Start early, stay organized, and don’t miss any deductions!

Frequently Asked Questions (FAQs)

1. What is the maximum deduction allowed under Section 80C for FY 2026–27?

The maximum deduction allowed under Section 80C is ₹1.5 lakh per financial year. This includes investments like PPF, ELSS, LIC premium, EPF, and home loan principal repayment.

2. Can I claim both 80C and NPS deductions together?

Yes, you can claim both.

  • ₹1.5 lakh under Section 80C
  • Additional ₹50,000 under Section 80CCD(1B) for NPS

👉 Total benefit = ₹2 lakh

3. Is health insurance premium eligible for tax deduction?

Yes, under Section 80D:

  • ₹25,000 for self and family
  • ₹25,000/₹50,000 for parents (depending on age)
4. Can I claim HRA if I live with my parents?
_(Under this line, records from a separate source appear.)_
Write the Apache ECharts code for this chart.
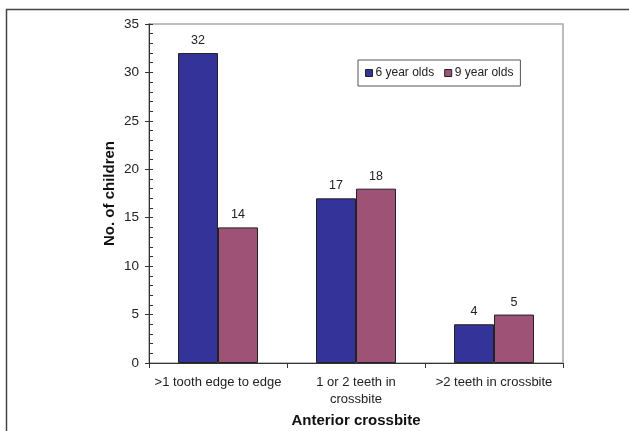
<!DOCTYPE html>
<html><head><meta charset="utf-8">
<script src="https://cdn.jsdelivr.net/npm/echarts@6/dist/echarts.min.js"></script>
<style>html,body{margin:0;padding:0;background:#fff}#c{width:629px;height:431px}</style>
</head><body><div id="c"></div>
<script>
const categories = ['>1 tooth edge to edge', '1 or 2 teeth in\ncrossbite', '>2 teeth in crossbite'];
const seriesNames = ['6 year olds', '9 year olds'];
const sixYear = [32, 17, 4];
const nineYear = [14, 18, 5];
const yMin = 0, yMax = 35, yStep = 5;

const font = 'Liberation Sans, Arial, sans-serif';
const chart = echarts.init(document.getElementById('c'), null, {renderer: 'canvas'});
chart.setOption({
  animation: false,
  textStyle: {fontFamily: font},
  graphic: [{type: 'rect', shape: {x: 6.5, y: 9.5, width: 660, height: 460}, style: {fill: 'none', stroke: '#444', lineWidth: 1.5}, z: -10}],
  grid: {left: 149, top: 24, right: 66, bottom: 68, outerBoundsMode: 'none', containLabel: false, show: true, borderColor: '#a8a8a8', borderWidth: 1.5},
  legend: {
    left: 358, top: 60, orient: 'horizontal',
    borderColor: '#555', borderWidth: 1, padding: [7, 7],
    itemWidth: 7, itemHeight: 7, itemGap: 10,
    icon: 'rect',
    textStyle: {fontSize: 12, color: '#222', fontFamily: font, padding: [0, 0, 0, -2]},
    itemStyle: {borderColor: '#222', borderWidth: 1},
    data: seriesNames
  },
  xAxis: {
    type: 'category', data: categories,
    name: 'Anterior crossbite', nameLocation: 'middle', nameGap: 50, nameMoveOverlap: false,
    nameTextStyle: {fontSize: 15, fontWeight: 'bold', color: '#111', fontFamily: font},
    axisLine: {lineStyle: {color: '#333', width: 1}},
    axisTick: {show: true, length: 5, lineStyle: {color: '#333'}},
    axisLabel: {interval: 0, hideOverlap: false, fontSize: 13, color: '#222', margin: 11, lineHeight: 17, fontFamily: font}
  },
  yAxis: [{
    type: 'value', min: yMin, max: yMax, interval: yStep,
    name: 'No. of children', nameLocation: 'middle', nameGap: 32, nameMoveOverlap: false,
    nameTextStyle: {fontSize: 15, fontWeight: 'bold', color: '#111', fontFamily: font},
    splitLine: {show: false},
    axisLine: {show: true, lineStyle: {color: '#333', width: 1}},
    axisTick: {show: true, length: 4, lineStyle: {color: '#333'}},
    axisLabel: {fontSize: 13.5, color: '#222', margin: 10, fontFamily: font}
  }, {
    type: 'value', min: yMin, max: yMax, interval: yStep, position: 'left',
    splitLine: {show: false}, axisLine: {show: false}, axisLabel: {show: false},
    axisTick: {show: true, inside: true, length: 4, lineStyle: {color: '#333'}},
    minorTick: {show: true, splitNumber: 5, length: 4, lineStyle: {color: '#333'}}
  }],
  series: [{
    name: seriesNames[0], type: 'bar', data: sixYear, barWidth: 40, barGap: '0%',
    itemStyle: {color: '#333399', borderColor: '#222', borderWidth: 1},
    label: {show: true, position: 'top', distance: 6, fontSize: 12.5, color: '#222', fontFamily: font}
  }, {
    name: seriesNames[1], type: 'bar', data: nineYear, barWidth: 40,
    itemStyle: {color: '#9E5276', borderColor: '#222', borderWidth: 1},
    label: {show: true, position: 'top', distance: 6, fontSize: 12.5, color: '#222', fontFamily: font}
  }]
});
</script></body></html>
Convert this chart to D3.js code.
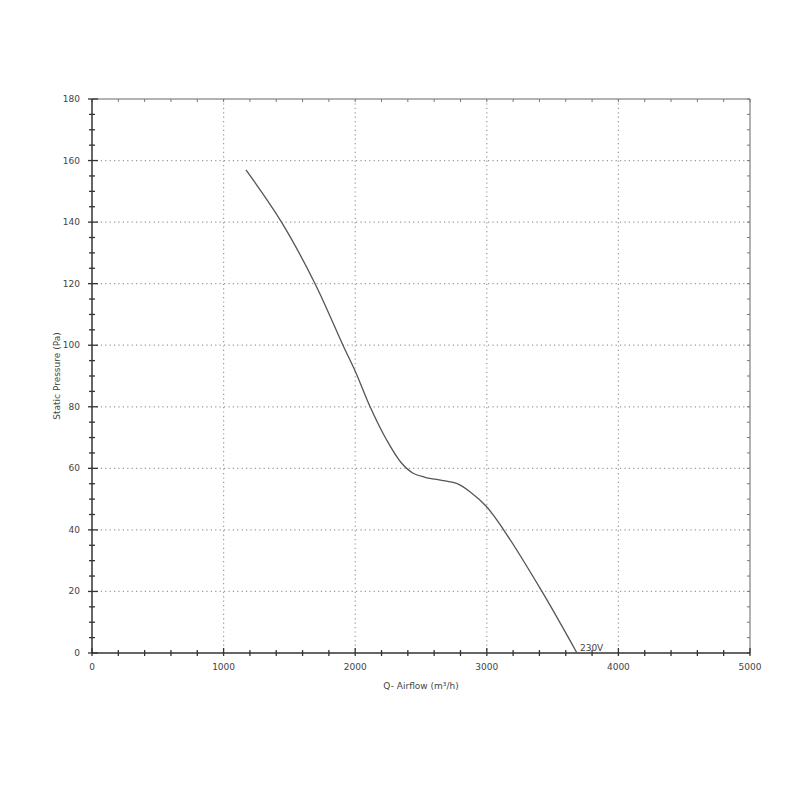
<!DOCTYPE html>
<html><head><meta charset="utf-8">
<script src="https://cdn.jsdelivr.net/npm/d3@7"></script>
<style>body{margin:0;background:#fff}svg{display:block}text{font-family:"DejaVu Sans",sans-serif}</style>
</head><body>
<script>
const airflow = [1170,1440,1695,1907,2006,2113,2239,2350,2440,2530,2669,2771,2872,2999,3125,3419,3685];
const pressure = [157,140,120,100,91,80,69.2,61.8,58.4,57.1,56,55.1,52.4,47.5,40.2,20,0];
const xTicks = [0,1000,2000,3000,4000,5000];
const yTicks = [0,20,40,60,80,100,120,140,160,180];
const seriesLabel = "230V";
const xTitle = "Q- Airflow (m³/h)";
const yTitle = "Static Pressure (Pa)";

const W=800,H=800, L=92, R=750, T=99, B=653;
const svg=d3.select("body").append("svg").attr("width",W).attr("height",H);
const x=d3.scaleLinear().domain([0,5000]).range([L,R]);
const y=d3.scaleLinear().domain([0,180]).range([B,T]);

// grid
const g=svg.append("g");
g.selectAll(".gx").data(xTicks.filter(d=>d>0&&d<5000)).join("line")
 .attr("x1",d=>x(d)).attr("x2",d=>x(d)).attr("y1",T).attr("y2",B)
 .attr("stroke","#999").attr("stroke-width",1.2).attr("stroke-dasharray","1.2,3.2");
g.selectAll(".gy").data(yTicks.filter(d=>d>0&&d<180)).join("line")
 .attr("y1",d=>y(d)).attr("y2",d=>y(d)).attr("x1",L).attr("x2",R)
 .attr("stroke","#999").attr("stroke-width",1.2).attr("stroke-dasharray","1.2,3.2");

// top & right border
svg.append("line").attr("x1",L).attr("x2",R).attr("y1",T).attr("y2",T).attr("stroke","#999").attr("stroke-width",1.5);
svg.append("line").attr("x1",R).attr("x2",R).attr("y1",T).attr("y2",B).attr("stroke","#999").attr("stroke-width",1.5);
const xMinor=d3.range(0,5001,200), yMinor=d3.range(0,181,5);
svg.selectAll(".tt").data(xMinor).join("line").attr("x1",d=>x(d)).attr("x2",d=>x(d)).attr("y1",T).attr("y2",T+3).attr("stroke","#777").attr("stroke-width",1);
svg.selectAll(".rt").data(yMinor).join("line").attr("y1",d=>y(d)).attr("y2",d=>y(d)).attr("x1",R-3).attr("x2",R).attr("stroke","#777").attr("stroke-width",1);

// bottom & left axes
const ax=svg.append("g").attr("stroke","#333");
ax.append("line").attr("x1",L).attr("x2",R).attr("y1",B).attr("y2",B).attr("stroke-width",1.5);
ax.append("line").attr("x1",L).attr("x2",L).attr("y1",T).attr("y2",B).attr("stroke-width",1.5);
ax.selectAll(".bx").data(xMinor).join("line").attr("x1",d=>x(d)).attr("x2",d=>x(d))
 .attr("y1",d=>d%1000===0?B-5:B-3).attr("y2",B+3).attr("stroke-width",1.3);
ax.selectAll(".ly").data(yMinor).join("line").attr("y1",d=>y(d)).attr("y2",d=>y(d))
 .attr("x1",d=>d%20===0?L-4:L-3).attr("x2",d=>d%20===0?L+6:L+3).attr("stroke-width",1.3);

svg.selectAll(".xl").data(xTicks).join("text").attr("x",d=>x(d)).attr("y",B+17)
 .attr("text-anchor","middle").attr("font-size",9).attr("fill","#444").text(d=>d);
svg.selectAll(".yl").data(yTicks).join("text").attr("x",L-12).attr("y",d=>y(d)+3)
 .attr("text-anchor","end").attr("font-size",9).attr("fill","#444").text(d=>d);

svg.append("text").attr("x",(L+R)/2).attr("y",689).attr("text-anchor","middle").attr("font-size",9).attr("fill","#444").text(xTitle);
svg.append("text").attr("transform",`translate(60,${(T+B)/2}) rotate(-90)`).attr("text-anchor","middle").attr("font-size",9).attr("fill","#444").text(yTitle);

const data=airflow.map((d,i)=>[d,pressure[i]]);
svg.append("path").datum(data).attr("fill","none").attr("stroke","#555").attr("stroke-width",1.3)
 .attr("d",d3.line().x(d=>x(d[0])).y(d=>y(d[1])).curve(d3.curveCatmullRom.alpha(0.5)));
const last=data[data.length-1];
svg.append("text").attr("x",x(last[0])+3).attr("y",y(last[1])-2).attr("font-size",9).attr("fill","#444").text(seriesLabel);
</script>
</body></html>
Yes, you can claim HRA if you pay rent to your parents and maintain proper documentation like rent receipts and bank transfers. Your parents must show this rent as income in their tax return.
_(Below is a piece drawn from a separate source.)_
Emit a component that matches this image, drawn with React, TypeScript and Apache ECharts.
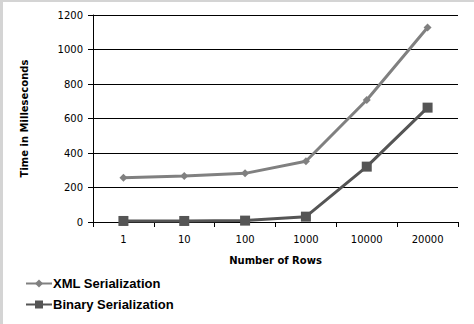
import React, { useEffect, useRef } from "react";
import * as echarts from "echarts";

const categories = ["1", "10", "100", "1000", "10000", "20000"];
const xmlValues = [257, 267, 282, 352, 707, 1128];
const binaryValues = [6, 6, 8, 31, 321, 663];
const yTicks = [0, 200, 400, 600, 800, 1000, 1200];

export default function App() {
  const ref = useRef<HTMLDivElement>(null);
  useEffect(() => {
    const chart = echarts.init(ref.current!, null, { renderer: "svg" });
    chart.setOption({
      animation: false,
      backgroundColor: "#ffffff",
      textStyle: { fontFamily: "DejaVu Sans" },
      graphic: [
        { type: "rect", left: 0, top: 0, shape: { width: 3, height: 324 }, style: { fill: "#d4d4d4" } },
        { type: "rect", left: 0, top: 0, shape: { width: 474, height: 2 }, style: { fill: "#d4d4d4" } },
      ],
      grid: { left: 93, right: 16, top: 15, bottom: 102 },
      legend: {
        orient: "vertical",
        left: 20,
        top: 272,
        itemWidth: 26,
        itemHeight: 10,
        itemGap: 8,
        textStyle: {
          fontFamily: "Liberation Sans",
          fontWeight: "bold",
          fontSize: 13,
          color: "#000",
          padding: [0, 0, 0, -4],
        },
        data: ["XML Serialization", "Binary Serialization"],
      },
      xAxis: {
        type: "category",
        data: categories,
        boundaryGap: true,
        name: "Number of Rows",
        nameLocation: "middle",
        nameGap: 33,
        nameTextStyle: { fontWeight: "bold", fontSize: 10, color: "#000" },
        axisLine: { lineStyle: { color: "#000", width: 1 } },
        axisTick: { show: true, length: 5, alignWithLabel: false, lineStyle: { color: "#000" } },
        axisLabel: { color: "#000", fontSize: 10, margin: 12 },
      },
      yAxis: {
        type: "value",
        min: yTicks[0],
        max: yTicks[yTicks.length - 1],
        interval: 200,
        name: "Time in Milleseconds",
        nameLocation: "middle",
        nameGap: 64,
        nameTextStyle: { fontWeight: "bold", fontSize: 10, color: "#000" },
        axisLine: { show: true, lineStyle: { color: "#000", width: 1 } },
        axisTick: { show: true, length: 5, lineStyle: { color: "#000" } },
        axisLabel: { color: "#000", fontSize: 10, margin: 10, formatter: (v: number) => String(v) },
        splitLine: { show: true, lineStyle: { color: "#000", width: 1 } },
      },
      series: [
        {
          name: "XML Serialization",
          type: "line",
          data: xmlValues,
          symbol: "diamond",
          symbolSize: 8,
          lineStyle: { color: "#808080", width: 3 },
          itemStyle: { color: "#808080" },
        },
        {
          name: "Binary Serialization",
          type: "line",
          data: binaryValues,
          symbol: "rect",
          symbolSize: 10,
          lineStyle: { color: "#555555", width: 3 },
          itemStyle: { color: "#555555" },
        },
      ],
    });
    return () => chart.dispose();
  }, []);
  return <div ref={ref} style={{ position: "fixed", left: 0, top: 0, width: 474, height: 324 }} />;
}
5. What deductions are not allowed in the new tax regime?

In the new tax regime, most deductions are not allowed, including:

  • Section 80C
  • Section 80D
  • HRA
  • LTA
  • Home loan interest (self-occupied)
6. Is education loan interest fully tax deductible?

Yes, under Section 80E, the entire interest paid on an education loan is deductible with no upper limit, for up to 8 years.

7. Can I claim both HRA and home loan benefits together?

Yes, if you meet conditions (for example, living in a rented house in a different city while owning a house elsewhere), you can claim both HRA and home loan deductions.

8. Are donations eligible for 100% tax deduction?

Some donations qualify for 100% deduction under Section 80G, while others qualify for 50%. It depends on the institution and category of donation.

9. Is LTA applicable every year?

No, LTA can be claimed for 2 journeys in a block of 4 years. It only covers travel expenses within India.

10. Which tax regime is better for saving tax?
  • Old regime is better if you claim multiple deductions (80C, 80D, HRA, etc.)
  • New regime is better if you prefer simplicity and don’t invest much

👉 You should calculate tax under both regimes before deciding.